Neglecting model monitoring causes performance drift as economic conditions and borrower behavior evolve. Schedule quarterly model reviews comparing predicted versus actual default rates, and retrain algorithms when accuracy degrades beyond tolerance thresholds.
Poor API error handling creates system downtime and incomplete underwriting decisions. Implement fallback logic that queues applications for manual review when data sources are unavailable rather than rejecting them outright.
Future-Proofing Your Underwriting Stack
The next generation of automated underwriting will incorporate real-time business performance data from accounting platforms like QuickBooks and Xero. API partnerships with these providers enable continuous monitoring of revenue, expenses, and working capital ratios throughout the loan lifecycle, not just at origination.

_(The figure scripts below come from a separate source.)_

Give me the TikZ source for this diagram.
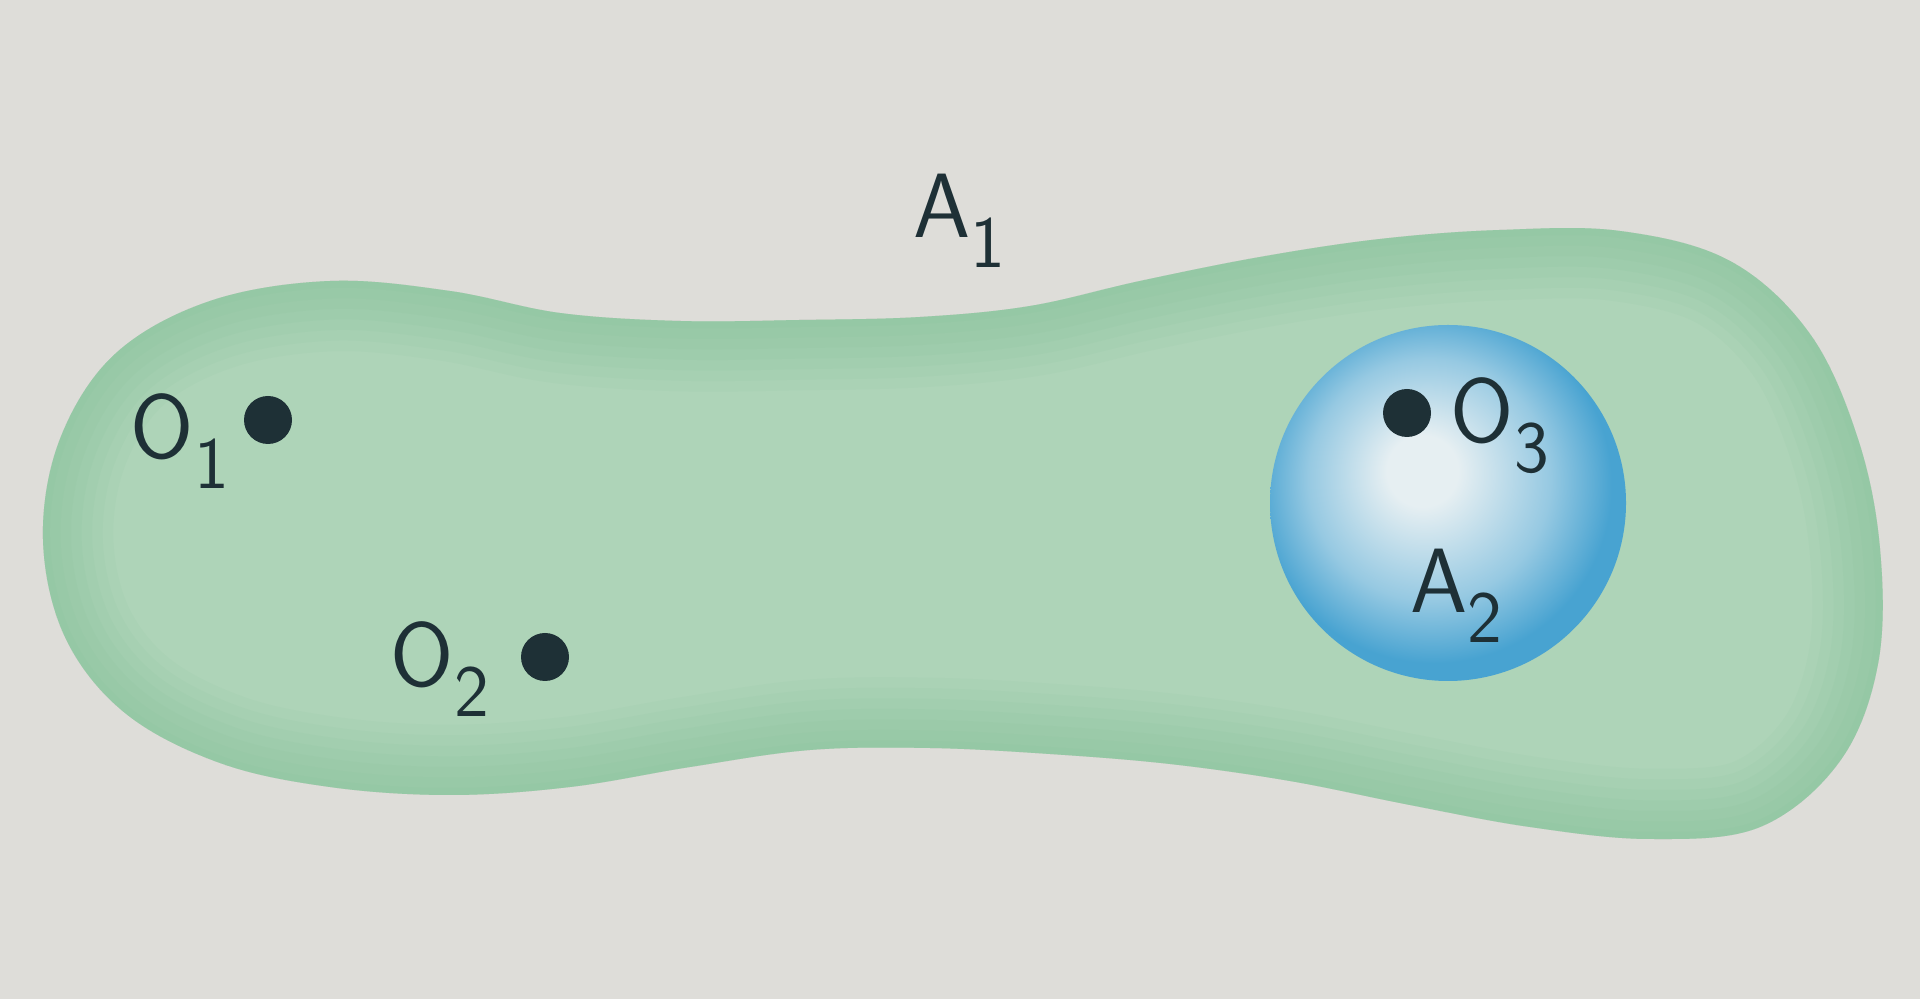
\documentclass[tikz,border=0pt]{standalone}
\usetikzlibrary{positioning}

\definecolor{paper}{RGB}{222,221,217}
\definecolor{blobgreen}{RGB}{174,212,184}
\definecolor{rimgreen}{RGB}{118,188,142}
\definecolor{bubhi}{RGB}{230,239,242}
\definecolor{bubmid}{RGB}{150,201,226}
\definecolor{bubedge}{RGB}{72,163,209}
\definecolor{inkdark}{RGB}{30,48,54}

\pgfdeclareradialshading{bubble}{\pgfpoint{-4bp}{5bp}}{%
  color(0bp)=(bubhi); color(5bp)=(bubhi); color(17bp)=(bubmid);
  color(25bp)=(bubedge); color(50bp)=(bubedge)}

% label with a lowered index
\newcommand{\lowsub}[2]{#1\raisebox{-0.3cm}{\fontsize{21}{24}\selectfont #2}}

\begin{document}
\begin{tikzpicture}[
  lbl/.style={font=\fontsize{26}{30}\selectfont\sffamily, text=inkdark,
    inner sep=0pt, anchor=base west},
  dot/.style={circle, fill=inkdark, minimum size=0.48cm, inner sep=0pt},
]

\useasboundingbox (0,0) rectangle (19.2,9.99);
\fill[paper] (0,0) rectangle (19.2,9.99);

% the region A1
\path[save path=\blobpath] plot[smooth cycle, tension=0.6] coordinates {
  (0.43,4.60) (0.60,5.60) (1.15,6.45) (2.10,6.98) (3.30,7.18) (4.50,7.08)
  (5.60,6.86) (6.80,6.78) (8.00,6.79) (9.20,6.82) (10.30,6.93) (11.40,7.18)
  (12.60,7.42) (13.80,7.60) (15.00,7.69) (16.20,7.68) (17.30,7.38)
  (18.10,6.65) (18.58,5.60) (18.80,4.50) (18.78,3.35) (18.40,2.38)
  (17.60,1.72) (16.50,1.60) (15.30,1.72) (14.10,1.94) (12.90,2.18)
  (11.70,2.35) (10.50,2.45) (9.30,2.51) (8.10,2.49) (6.90,2.32)
  (5.70,2.12) (4.50,2.04) (3.30,2.12) (2.20,2.36) (1.25,2.86) (0.65,3.62)};
\fill[blobgreen, use path=\blobpath];
\begin{scope}
  \clip[use path=\blobpath];
  \foreach \w in {40,34,...,4} {
    \draw[rimgreen, opacity=0.07, line width=\w pt, use path=\blobpath];
  }
\end{scope}

% the disc A2
\node[circle, minimum size=3.56cm, inner sep=0pt, shading=bubble] (disc) at (14.48,4.96) {};

% points
\node[dot] (o1) at (2.68,5.79) {};
\node[dot] (o2) at (5.45,3.42) {};
\node[dot] (o3) at (14.07,5.86) {};

% labels
\node[lbl] (a1lab) at (9.13,7.61) {\lowsub{A}{1}};
\node[lbl] (a2lab) at (14.10,3.86) {\lowsub{A}{2}};
\node[lbl] (o1lab) at (1.30,5.40) {\lowsub{O}{1}};
\node[lbl] (o2lab) at (3.90,3.12) {\lowsub{O}{2}};
\node[lbl] (o3lab) at (14.50,5.56) {\lowsub{O}{3}};

\end{tikzpicture}
\end{document}
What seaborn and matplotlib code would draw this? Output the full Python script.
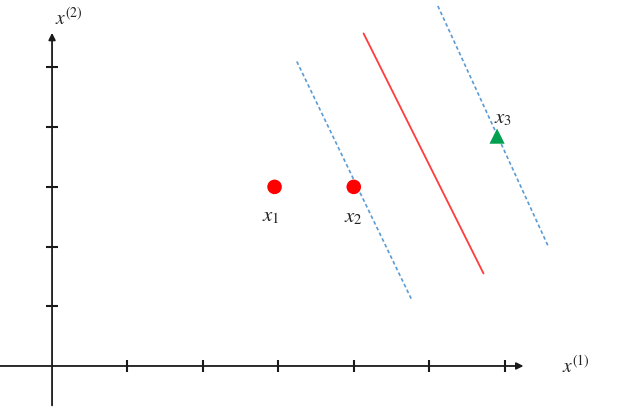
import numpy as np
import pandas as pd
import matplotlib
matplotlib.use("Agg")
import matplotlib.pyplot as plt
import seaborn as sns

# points (data units, ticks every 1)
pt_names = ["$x_1$", "$x_2$", "$x_3$"]
pt_x = [2.95, 4.0, 5.9]
pt_y = [3.0, 3.0, 3.85]
pt_cls = ["neg", "neg", "pos"]

# lines: hyperplane (solid) and margins (dashed)
line_names = ["margin_left", "hyperplane", "margin_right"]
line_x0 = [3.245, 4.13, 5.115]
line_y0 = [5.10, 5.57, 6.03]
line_x1 = [4.77, 5.72, 6.58]
line_y1 = [1.105, 1.55, 2.00]

xticks = [1, 2, 3, 4, 5, 6]
yticks = [1, 2, 3, 4, 5]

sns.set_theme(style="white")
plt.rcParams["mathtext.fontset"] = "stix"

fig = plt.figure(figsize=(6.17, 4.07), dpi=100)
ax = fig.add_axes([0, 0, 1, 1])
ax.set_xlim(-0.69, 7.49)
ax.set_ylim(-0.687, 6.13)
ax.axis("off")

axc = "#1a1a1a"
# axes with arrows
ax.annotate("", xy=(6.25, 0), xytext=(-0.69, 0),
            arrowprops=dict(arrowstyle="-|>", color=axc, lw=1.3, mutation_scale=10,
                            shrinkA=0, shrinkB=0))
ax.annotate("", xy=(0, 5.58), xytext=(0, -0.66),
            arrowprops=dict(arrowstyle="-|>", color=axc, lw=1.3, mutation_scale=10,
                            shrinkA=0, shrinkB=0))
ax.plot(xticks, [0] * len(xticks), ls="none", marker="|", ms=9, mew=1.5, color=axc)
ax.plot([0] * len(yticks), yticks, ls="none", marker="_", ms=8.5, mew=1.5, color=axc)

ax.text(6.95, 0.0, "$x^{(1)}$", fontsize=14, ha="center", va="center", color="#222")
ax.text(0.22, 5.84, "$x^{(2)}$", fontsize=14, ha="center", va="center", color="#222")

# lines
lines = pd.DataFrame({
    "name": np.repeat(line_names, 2),
    "x": [v for a, b in zip(line_x0, line_x1) for v in (a, b)],
    "y": [v for a, b in zip(line_y0, line_y1) for v in (a, b)],
})
for name in line_names:
    d = lines[lines["name"] == name]
    if name == "hyperplane":
        sns.lineplot(data=d, x="x", y="y", sort=False, ax=ax, color="#ff3b3b", lw=1.3)
    else:
        sns.lineplot(data=d, x="x", y="y", sort=False, ax=ax, color="#5b9bd5", lw=1.2,
                     dashes=False, linestyle=(0, (2.2, 1.6)))

# points
pts = pd.DataFrame({"name": pt_names, "x": pt_x, "y": pt_y, "cls": pt_cls})
sns.scatterplot(data=pts[pts["cls"] == "neg"], x="x", y="y", ax=ax, s=110,
                color="#ff0000", edgecolor="none", marker="o", zorder=5)
sns.scatterplot(data=pts[pts["cls"] == "pos"], x="x", y="y", ax=ax, s=120,
                color="#00a050", edgecolor="none", marker="^", zorder=5)

offsets = [(-0.05, -0.48), (0.0, -0.5), (0.08, 0.3)]
for (n, x, y), (dx, dy) in zip(zip(pt_names, pt_x, pt_y), offsets):
    ax.text(x + dx, y + dy, n, fontsize=15, ha="center", va="center", color="#222")

ax.set_xlabel("")
ax.set_ylabel("")
fig.savefig("out.png", dpi=100)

Embedded lending integrations will push underwriting decisions directly into vertical software platforms serving specific industries. A construction management platform might offer equipment financing at the point of invoice creation, with underwriting happening invisibly in the background using CRS credit data and project payment history.
Explainable AI requirements will force greater transparency in automated decisions. Lenders must be able to articulate exactly which data points and model factors drove each credit decision, moving beyond black-box algorithms toward interpretable decision trees and factor-based scoring.
Regulatory frameworks around automated lending continue to evolve, with increased scrutiny on algorithmic bias and fair lending compliance. Build flexibility into your decision engine to accommodate new data requirements and testing protocols as standards emerge.